Fraturas que não foram tratadas adequadamente no primeiro momento. Essas pessoas às vezes não chegam no primeiro dia depois do terremoto. Chegam cinco, seis, sete, 10 dias depois. São fraturas que não estão corretamente imobilizadas, ou que têm ferimentos junto na pele, que precisam de uma limpeza mais profunda. Isso ocorre em bloco cirúrgico, com anestesia. Todo esse cuidado é o objetivo hoje da MSF nesse projeto de urgência e emergência para tentar evitar o dano secundário, as infecções prolongadas, morte, amputações e promover a reabilitação desses pacientes. Isso é algo extremamente importante: como vai ser a reabilitação em 30, 40 dias, dois meses, seis meses.
Onde a senhora ficou?
Fiquei em Les Cayes, que é departamento do Sul. As províncias do sul da ilha foram as mais afetadas. No primeiro momento, até por uma questão de segurança, a gente não fica em casa com teto, mas em uma área em barracas na parte externa da casa, porque as placas tectônicas estavam se ajeitando. Havia muitos tremores secundários. Ficamos a 10, 15 minutos do hospital.
A gente vê o Haiti passar por tragédias constantes: terremotos, furacões, pobreza extrema, subdesenvolvimento endêmico. É possível comparar a situação social com a de 10 anos atrás?

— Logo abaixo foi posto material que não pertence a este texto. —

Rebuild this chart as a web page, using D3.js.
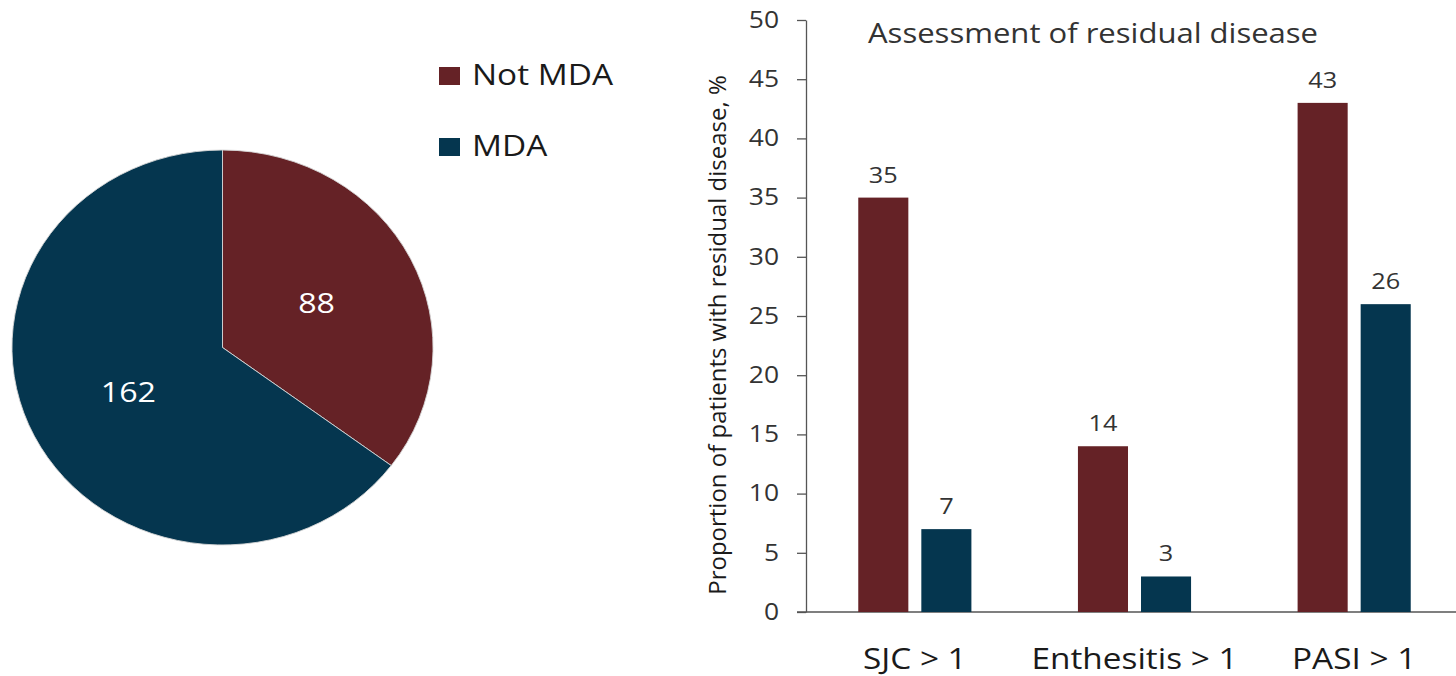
<!DOCTYPE html>
<html>
<head>
<meta charset="utf-8">
<script src="https://cdn.jsdelivr.net/npm/d3@7"></script>
<style>
  html, body { margin: 0; padding: 0; background: #ffffff; }
  svg { display: block; font-family: "Open Sans", "Noto Sans", sans-serif; }
</style>
</head>
<body>
<svg id="chart" width="1456" height="676"></svg>
<script>
// Patient counts by MDA status (pie)
const pieLabels = ["Not MDA", "MDA"];
const pieCounts = [88, 162];

// Residual disease by criterion (grouped bars), %
const categories = ["SJC > 1", "Enthesitis > 1", "PASI > 1"];
const seriesNames = ["Not MDA", "MDA"];
const notMdaPct = [35, 14, 43];
const mdaPct = [7, 3, 26];

// Y axis ticks
const yTicks = [0, 5, 10, 15, 20, 25, 30, 35, 40, 45, 50];

const titleText = "Assessment of residual disease";
const yAxisTitle = "Proportion of patients with residual disease, %";

const colors = { "Not MDA": "#652226", "MDA": "#05364f" };
const textColor = "#333333";
const axisColor = "#555555";
const stretch = 1.15;   // horizontal text widening

const svg = d3.select("#chart");

// ---------- Pie ----------
const pieCx = 222.5, pieCy = 347.5, pieR = 197.5, pieSx = 1.066;
const pieData = d3.pie().sort(null).value(d => d.value)(
  pieLabels.map((k, i) => ({ key: k, value: pieCounts[i] }))
);
const arc = d3.arc().innerRadius(0).outerRadius(pieR);

const pieG = svg.append("g")
  .attr("transform", `translate(${pieCx},${pieCy}) scale(${pieSx},1)`);
pieG.selectAll("path")
  .data(pieData)
  .join("path")
  .attr("d", arc)
  .attr("fill", d => colors[d.data.key])
  .attr("stroke", "#d6d6d6")
  .attr("stroke-width", 0.9)
  .attr("vector-effect", "non-scaling-stroke");

const labelArc = d3.arc().innerRadius(0).outerRadius(pieR);
svg.append("g").selectAll("text")
  .data(pieData)
  .join("text")
  .attr("transform", d => {
    const [cx, cy] = labelArc.centroid(d);
    return `translate(${pieCx + cx * pieSx},${pieCy + cy}) scale(${stretch},1)`;
  })
  .attr("text-anchor", "middle")
  .attr("dy", "0.36em")
  .attr("fill", "#ffffff")
  .attr("font-size", 28)
  .text(d => d.data.value);

// ---------- Legend ----------
const legend = svg.append("g").attr("transform", "translate(439,67)");
const legendRow = legend.selectAll("g")
  .data(seriesNames)
  .join("g")
  .attr("transform", (d, i) => `translate(0,${i * 71})`);
legendRow.append("rect")
  .attr("width", 21).attr("height", 18)
  .attr("fill", d => colors[d]);
legendRow.append("text")
  .attr("transform", `translate(33,18) scale(${stretch},1)`)
  .attr("font-size", 29)
  .attr("fill", "#1a1a1a")
  .text(d => d);

// ---------- Bar chart ----------
const axisX = 806, plotRight = 1456;
const y = d3.scaleLinear().domain([0, 50]).range([612, 20]);

const x0 = d3.scaleBand()
  .domain(categories)
  .range([805, 1464])
  .paddingInner(0.485)
  .paddingOuter(0.2425);
const x1 = d3.scaleBand()
  .domain(seriesNames)
  .range([0, x0.bandwidth()])
  .paddingInner(0.206);

const yAxis = d3.axisLeft(y)
  .tickValues(yTicks)
  .tickSize(9)
  .tickSizeOuter(0)
  .tickFormat(d3.format("d"));
const yAxisG = svg.append("g")
  .attr("transform", `translate(${axisX},0)`)
  .call(yAxis);
yAxisG.select(".domain").attr("stroke", axisColor).attr("stroke-width", 1.3);
yAxisG.selectAll(".tick line").attr("stroke", axisColor).attr("stroke-width", 1.3);
yAxisG.selectAll(".tick text")
  .attr("x", null)
  .attr("transform", `translate(-27,0) scale(${stretch},1)`)
  .attr("font-size", 23)
  .attr("font-family", "\"Open Sans\", sans-serif")
  .attr("fill", textColor);

// baseline running across the plot
svg.append("line")
  .attr("x1", axisX - 9).attr("x2", plotRight)
  .attr("y1", y(0)).attr("y2", y(0))
  .attr("stroke", axisColor).attr("stroke-width", 1.3);

const rows = categories.map((c, i) => ({
  cat: c,
  vals: [
    { key: "Not MDA", value: notMdaPct[i] },
    { key: "MDA", value: mdaPct[i] }
  ]
}));

const groups = svg.append("g").selectAll("g")
  .data(rows)
  .join("g")
  .attr("transform", d => `translate(${x0(d.cat)},0)`);

groups.selectAll("rect")
  .data(d => d.vals)
  .join("rect")
  .attr("x", d => x1(d.key))
  .attr("y", d => y(d.value))
  .attr("width", x1.bandwidth())
  .attr("height", d => y(0) - y(d.value))
  .attr("fill", d => colors[d.key]);

groups.selectAll("text.val")
  .data(d => d.vals)
  .join("text")
  .attr("class", "val")
  .attr("transform", d => `translate(${x1(d.key) + x1.bandwidth() / 2},${y(d.value) - 15}) scale(${stretch},1)`)
  .attr("text-anchor", "middle")
  .attr("font-size", 22)
  .attr("fill", textColor)
  .text(d => d.value);

// category labels
svg.append("g").selectAll("text")
  .data(categories)
  .join("text")
  .attr("transform", d => `translate(${x0(d) + x0.bandwidth() / 2},669) scale(${stretch},1)`)
  .attr("text-anchor", "middle")
  .attr("font-size", 29)
  .attr("fill", "#1a1a1a")
  .text(d => d);

// title
svg.append("text")
  .attr("transform", `translate(868,43) scale(${stretch},1)`)
  .attr("font-size", 27)
  .attr("fill", textColor)
  .text(titleText);

// y axis title
svg.append("text")
  .attr("transform", "translate(726,335) rotate(-90)")
  .attr("text-anchor", "middle")
  .attr("font-size", 24)
  .attr("fill", "#1a1a1a")
  .text(yAxisTitle);
</script>
</body>
</html>
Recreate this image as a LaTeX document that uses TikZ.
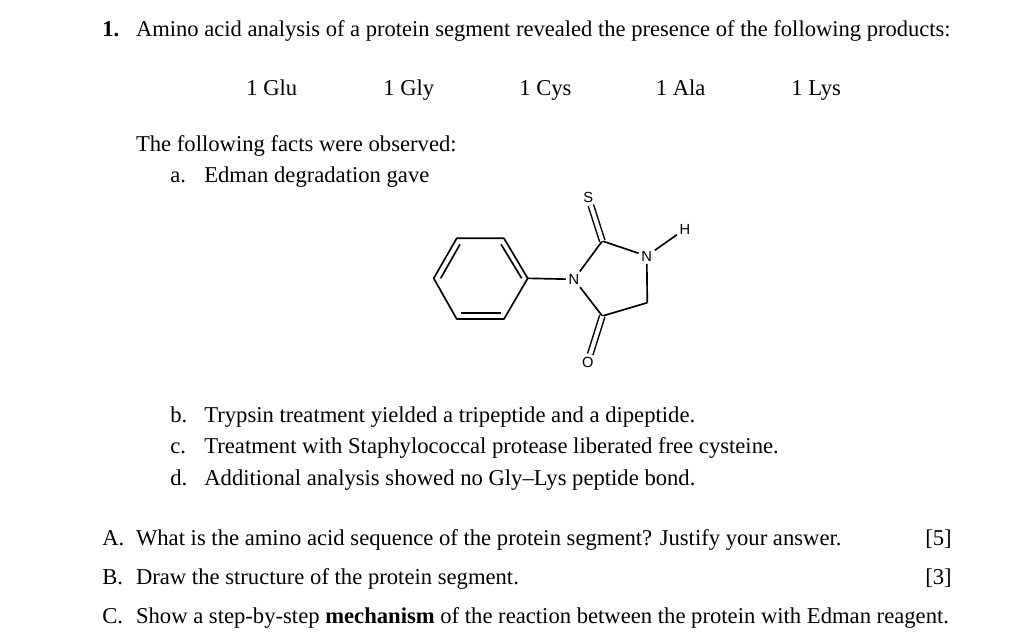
\documentclass[tikz,border=0pt]{standalone}
\usepackage{fontspec}
\setmainfont{Liberation Serif}
\setsansfont{Liberation Sans}
\usetikzlibrary{calc}
\begin{document}
\begin{tikzpicture}
  [x=0.75pt,y=-0.75pt,line width=1.25pt,
   every node/.style={inner sep=0pt,anchor=base west,font=\fontsize{16.98}{20}\selectfont},
   atom/.style={anchor=center,inner sep=1.5pt,font=\sffamily\fontsize{11}{13}\selectfont},
   dbl/.style={double,double distance=3pt,line width=1.1pt}]
\useasboundingbox (0,0) rectangle (1024,637);
% question
\node (q1) at (101.5,36) {\textbf{1.}};
\node[font=\fontsize{16.91}{20}\selectfont] (stem) at (135.2,36) {Amino acid analysis of a protein segment revealed the presence of the following products:};
\node (glu) at (245.5,95.5) {1 Glu};
\node (gly) at (382.5,95.5) {1 Gly};
\node (cys) at (518.5,95.5) {1 Cys};
\node (ala) at (655,95.5) {1 Ala};
\node (lys) at (790.5,95.5) {1 Lys};
\node (facts) at (135.2,151.5) {The following facts were observed:};
\node (la) at (169.5,182.7) {a.};
\node (fa) at (203.5,182.7) {Edman degradation gave};
\node (lb) at (169.5,422) {b.};
\node (fb) at (203.5,422) {Trypsin treatment yielded a tripeptide and a dipeptide.};
\node (lc) at (169.5,453) {c.};
\node (fc) at (203.5,453) {Treatment with Staphylococcal protease liberated free cysteine.};
\node (ld) at (169.5,485) {d.};
\node (fd) at (203.5,485) {Additional analysis showed no Gly--Lys peptide bond.};
\node (pa) at (101.5,545.5) {A.};
\node (qa) at (135.2,545.5) {What is the amino acid sequence of the protein segment? Justify your answer.};
\node (ma) at (924.5,545.5) {[5]};
\node (pb) at (101.5,584.5) {B.};
\node (qb) at (135.2,584.5) {Draw the structure of the protein segment.};
\node (mb) at (924.5,584.5) {[3]};
\node (pc) at (101.5,623.5) {C.};
\node (qc) at (135.2,623.5) {Show a step-by-step \textbf{mechanism} of the reaction between the protein with Edman reagent.};
% ring atoms
\coordinate (b1) at (433.7,278.3);
\coordinate (b2) at (456.7,238.3);
\coordinate (b3) at (504,238.3);
\coordinate (b4) at (527.7,278.3);
\coordinate (b5) at (504,319);
\coordinate (b6) at (456.7,319);
\coordinate (c2) at (602.3,241);
\coordinate (c4) at (602.3,316);
\coordinate (c5) at (647.3,302.7);
\node[atom] (n1) at (574,279.3) {N};
\node[atom] (n3) at (646.7,256) {N};
\node[atom] (h) at (685,229) {H};
\node[atom] (s) at (588.3,197.3) {S};
\node[atom] (o) at (587.7,362.3) {O};
% inner lines of the benzene ring
\coordinate (i1) at (440.7,278.3);
\coordinate (i2) at (460,244.3);
\coordinate (i3) at (501,244.3);
\coordinate (i4) at (521.7,278.3);
\coordinate (i5) at (501,313.3);
\coordinate (i6) at (460.7,313.3);
\draw[line join=round] (b1) -- (b2) -- (b3) -- (b4) -- (b5) -- (b6) -- cycle;
\draw (i1) -- (i2);
\draw (i3) -- (i4);
\draw (i5) -- (i6);
\draw (b4) -- (n1);
\draw (n1) -- (c2);
\draw (c2) -- (n3);
\draw (n3) -- (c5);
\draw (c5) -- (c4);
\draw (c4) -- (n1);
\draw (n3) -- (h);
\draw[dbl] (c2) -- (s);
\draw[dbl] (c4) -- (o);
\end{tikzpicture}
\end{document}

Como fui em 2010, quando a gente chegava ao aeroporto, sobrevoando Porto Príncipe, era aquela visão de cima: barraca, barraca, barraca.... por todos os lados. Era uma visão complicada. Em 2011, infelizmente, quando cheguei de avião tive a mesma sensação. Nossa, tinha se passado um ano e meio, e pouca coisa tinha mudado. Mas, desta vez, a visão de cima foi um pouco melhor. Pelo menos essa sensação visual de chegada de avião foi um pouco melhor.